Skels And Stragglers

At Fort Wonton, survivors differentiate skels from stragglers based on traces of humanity left. Skels attack on sight with aggression, while stragglers seem inert and frozen in place. Buffalo’s directives demand destroying all skels no matter their attitude, but the Lieutenant felt pity for stragglers. He called stragglers “mistakes” since “They don’t do what they’re supposed to” (119), meaning devour human tissue. The Lieutenant questioned killing stragglers, who offered no direct danger. He noted that origins of skels and stragglers remain unknown, with skels comprising ninety-nine percent. He remarked, “Buffalo’s still trying to figure out what makes one person become your regular pain-in-the-ass skel […] and what makes another into a straggler. That one percent” (119). Stragglers’ scarcity hints at potential for living alongside them. Mark and the Lieutenant both consider this.

The split between skels and stragglers reflects anxieties toward outsiders, similar to xenophobia.

Important Quotes

“He’d never been to Buffalo, and now it was the foundry of the future. The Nile, the Cradle of Reconstruction.”

(Friday, Page 35)

Post-Last Night, Buffalo, New York, houses the primary U.S. military base. As “the foundry of the future,” its officials set up rescue sites nationwide, supply survivors with food, and strategize city rebuilds. Mark names Buffalo “the Nile” because the headquarters acts like the river: sustaining barren areas, linking places. All messages pass through Buffalo, and its downfall would doom rebuilding.

“The city required people to make it go. When citizens flee or die, others must replace them.”

(Friday, Page 59)

On sweeps, Mark reflects on New York City’s essence, a place he yearned to inhabit since boyhood visits to Uncle Lloyd’s Manhattan apartment. Now mostly empty, he sees it as broken. It needs inhabitants to fill it and truly function as a city.

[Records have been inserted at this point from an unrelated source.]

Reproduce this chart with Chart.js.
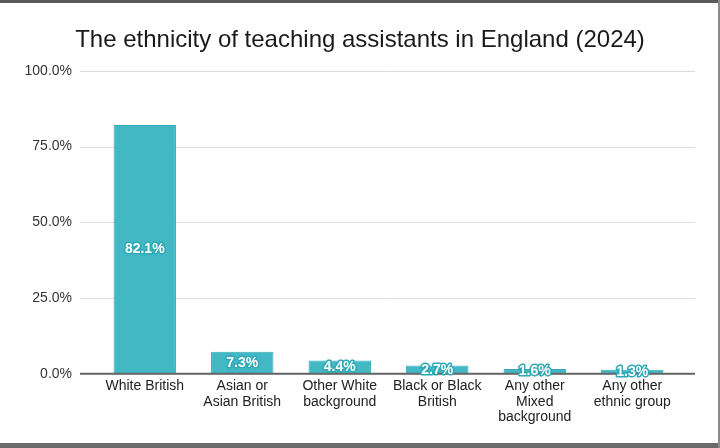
<!DOCTYPE html>
<html>
<head>
<meta charset="utf-8">
<script src="https://cdn.jsdelivr.net/npm/chart.js@4.4.1/dist/chart.umd.min.js"></script>
<style>
    html, body { margin: 0; padding: 0; background: #fff; }
    #wrap { width: 720px; height: 448px; position: relative; }
</style>
</head>
<body>
<div id="wrap"><canvas id="chart-ethnicity" width="720" height="448"></canvas></div>
<script>
// categories and values
const categories = [
    ['White British'],
    ['Asian or', 'Asian British'],
    ['Other White', 'background'],
    ['Black or Black', 'British'],
    ['Any other', 'Mixed', 'background'],
    ['Any other', 'ethnic group']
];
const shares = [82.1, 7.3, 4.4, 2.7, 1.6, 1.3];
const yTicks = [0, 25, 50, 75, 100];

const barColor = '#41b8c4';
const fontFamily = '"Liberation Sans", Arial, sans-serif';

// white card with dark screenshot frame
const framePlugin = {
    id: 'frame',
    beforeDraw(chart) {
        const ctx = chart.ctx;
        ctx.save();
        ctx.fillStyle = '#fff';
        ctx.fillRect(0, 0, chart.width, chart.height);
        ctx.fillStyle = '#5a5a5a';
        ctx.fillRect(0, 0, chart.width, 3);
        ctx.fillStyle = '#6a6a6a';
        ctx.fillRect(0, chart.height - 5, chart.width, 5);
        ctx.fillStyle = '#8a8a8a';
        ctx.fillRect(chart.width - 2, 0, 2, chart.height);
        ctx.restore();
    }
};

// grid lines run a bit wider than the bars area
const gridPlugin = {
    id: 'wideGrid',
    beforeDatasetsDraw(chart) {
        const ctx = chart.ctx;
        const y = chart.scales.y;
        const area = chart.chartArea;
        ctx.save();
        yTicks.forEach(t => {
            const py = Math.round(y.getPixelForValue(t)) + 0.5;
            ctx.beginPath();
            ctx.moveTo(area.left - 16, py);
            ctx.lineTo(area.right + 14, py);
            ctx.strokeStyle = '#dcdcdc';
            ctx.lineWidth = 1;
            ctx.stroke();
        });
        ctx.restore();
    },
    afterDatasetsDraw(chart) {
        const ctx = chart.ctx;
        const y = chart.scales.y;
        const area = chart.chartArea;
        const py = y.getPixelForValue(0);
        ctx.save();
        ctx.beginPath();
        ctx.moveTo(area.left - 16, py);
        ctx.lineTo(area.right + 14, py);
        ctx.strokeStyle = '#666';
        ctx.lineWidth = 2;
        ctx.stroke();
        ctx.restore();
    }
};

// value labels centred in each bar, white with teal outline
const valueLabelPlugin = {
    id: 'valueLabels',
    afterDraw(chart) {
        const ctx = chart.ctx;
        const meta = chart.getDatasetMeta(0);
        ctx.save();
        ctx.font = 'bold 14px ' + fontFamily;
        ctx.textAlign = 'center';
        ctx.textBaseline = 'middle';
        meta.data.forEach((bar, i) => {
            const text = shares[i].toFixed(1) + '%';
            const cy = (bar.y + bar.base) / 2;
            ctx.lineWidth = 3;
            ctx.strokeStyle = '#2fa9b5';
            ctx.lineJoin = 'round';
            ctx.strokeText(text, bar.x, cy);
            ctx.fillStyle = '#fff';
            ctx.fillText(text, bar.x, cy);
        });
        ctx.restore();
    }
};

new Chart(document.getElementById('chart-ethnicity'), {
    type: 'bar',
    data: {
        labels: categories,
        datasets: [{
            data: shares,
            backgroundColor: barColor,
            borderColor: '#35aab6',
            borderWidth: 1,
            barPercentage: 0.64,
            categoryPercentage: 1
        }]
    },
    options: {
        responsive: false,
        animation: false,
        devicePixelRatio: 1,
        layout: {
            padding: { left: 0, right: 0, top: 0, bottom: 18 }
        },
        plugins: {
            legend: { display: false },
            tooltip: { enabled: false },
            title: {
                display: true,
                text: 'The ethnicity of teaching assistants in England (2024)',
                color: '#1a1a1a',
                font: { family: fontFamily, size: 24, weight: 'normal' },
                padding: { top: 26, bottom: 16 }
            }
        },
        scales: {
            x: {
                grid: { display: false, drawTicks: false },
                border: { display: false },
                ticks: {
                    color: '#222',
                    font: { family: fontFamily, size: 14, lineHeight: 1.1 },
                    padding: 5,
                    maxRotation: 0,
                    autoSkip: false
                }
            },
            y: {
                min: 0,
                max: 100,
                afterBuildTicks(scale) {
                    scale.ticks = yTicks.map(v => ({ value: v }));
                },
                afterFit(scale) {
                    scale.width = 96;
                },
                grid: { display: false, drawTicks: false },
                border: { display: false },
                ticks: {
                    color: '#333',
                    font: { family: fontFamily, size: 14 },
                    padding: 24,
                    callback: v => v.toFixed(1) + '%'
                }
            },
            // empty right margin axis so the title stays centred on the card
            yRight: {
                position: 'right',
                min: 0,
                max: 100,
                afterFit(scale) {
                    scale.width = 39;
                },
                grid: { display: false, drawTicks: false },
                border: { display: false },
                ticks: { display: false }
            }
        }
    },
    plugins: [framePlugin, gridPlugin, valueLabelPlugin]
});
</script>
</body>
</html>
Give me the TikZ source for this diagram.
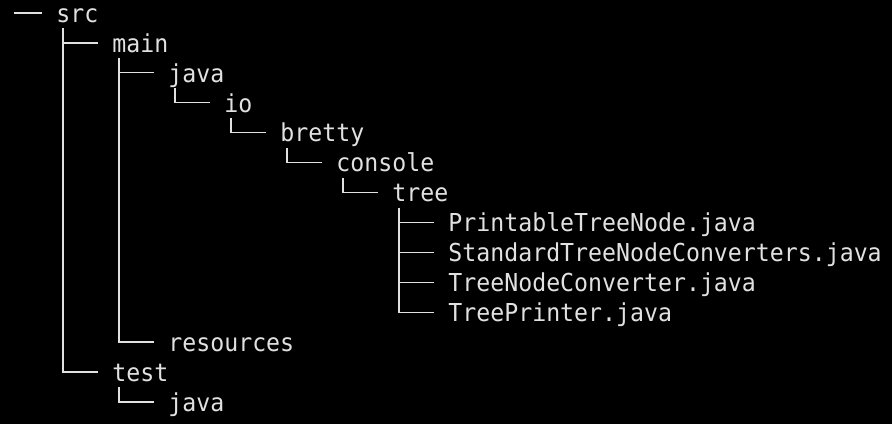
\documentclass[tikz,border=0pt]{standalone}
\usepackage{fontspec}
\newfontfamily\termfont{DejaVu Sans Mono}[FakeStretch=0.94]
\definecolor{termfg}{RGB}{225,225,225}

\begin{document}
\begin{tikzpicture}[
      x=7pt, y=-14.96pt,
      entry/.style ={anchor=west, inner sep=0pt, text=termfg,
                     font=\termfont\fontsize{12.35pt}{14pt}\selectfont,
                     text height=9.3pt, text depth=0pt, minimum height=14.96pt},
      branch/.style={draw=termfg, line width=0.65pt}
    ]

    % Terminal background
    \fill[black] (0,-0.4345) rectangle (63.714,13.737);
    \useasboundingbox (0,-0.4345) rectangle (63.714,13.737);

    % Entries (column, row)
    \node[entry] (src)     at (4,0)  {src};
    \node[entry] (main)    at (8,1)  {main};
    \node[entry] (mjava)   at (12,2) {java};
    \node[entry] (io)      at (16,3) {io};
    \node[entry] (bretty)  at (20,4) {bretty};
    \node[entry] (console) at (24,5) {console};
    \node[entry] (tree)    at (28,6) {tree};
    \node[entry] (ptn)     at (32,7) {PrintableTreeNode.java};
    \node[entry] (stnc)    at (32,8) {StandardTreeNodeConverters.java};
    \node[entry] (tnc)     at (32,9) {TreeNodeConverter.java};
    \node[entry] (tp)      at (32,10) {TreePrinter.java};
    \node[entry] (res)     at (12,11) {resources};
    \node[entry] (test)    at (8,12) {test};
    \node[entry] (tjava)   at (12,13) {java};

    % Root branch
    \coordinate (root) at (1,0);
    \draw[branch] (root) -- ([xshift=-7pt]src.west);

    % Branches from parent to child
    \foreach \p/\c in {src/main, src/test, main/mjava, main/res, mjava/io,
                       io/bretty, bretty/console, console/tree, tree/ptn,
                       tree/stnc, tree/tnc, tree/tp, test/tjava}
      \draw[branch] ([xshift=3.5pt]\p.south west) |- ([xshift=-7pt]\c.west);

  \end{tikzpicture}
\end{document}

Mark views this not romantically but as evidence of a city’s impermanence.

“Mark Spitz had noticed on numerous occasions that while the regular skels got referred to as it, the stragglers were awarded male and female pronouns, and he wondered what that meant.”

(Friday, Page 82)

Across the novel, observers highlight skel-straggler differences in conduct, though none can clarify why one turns skel over straggler.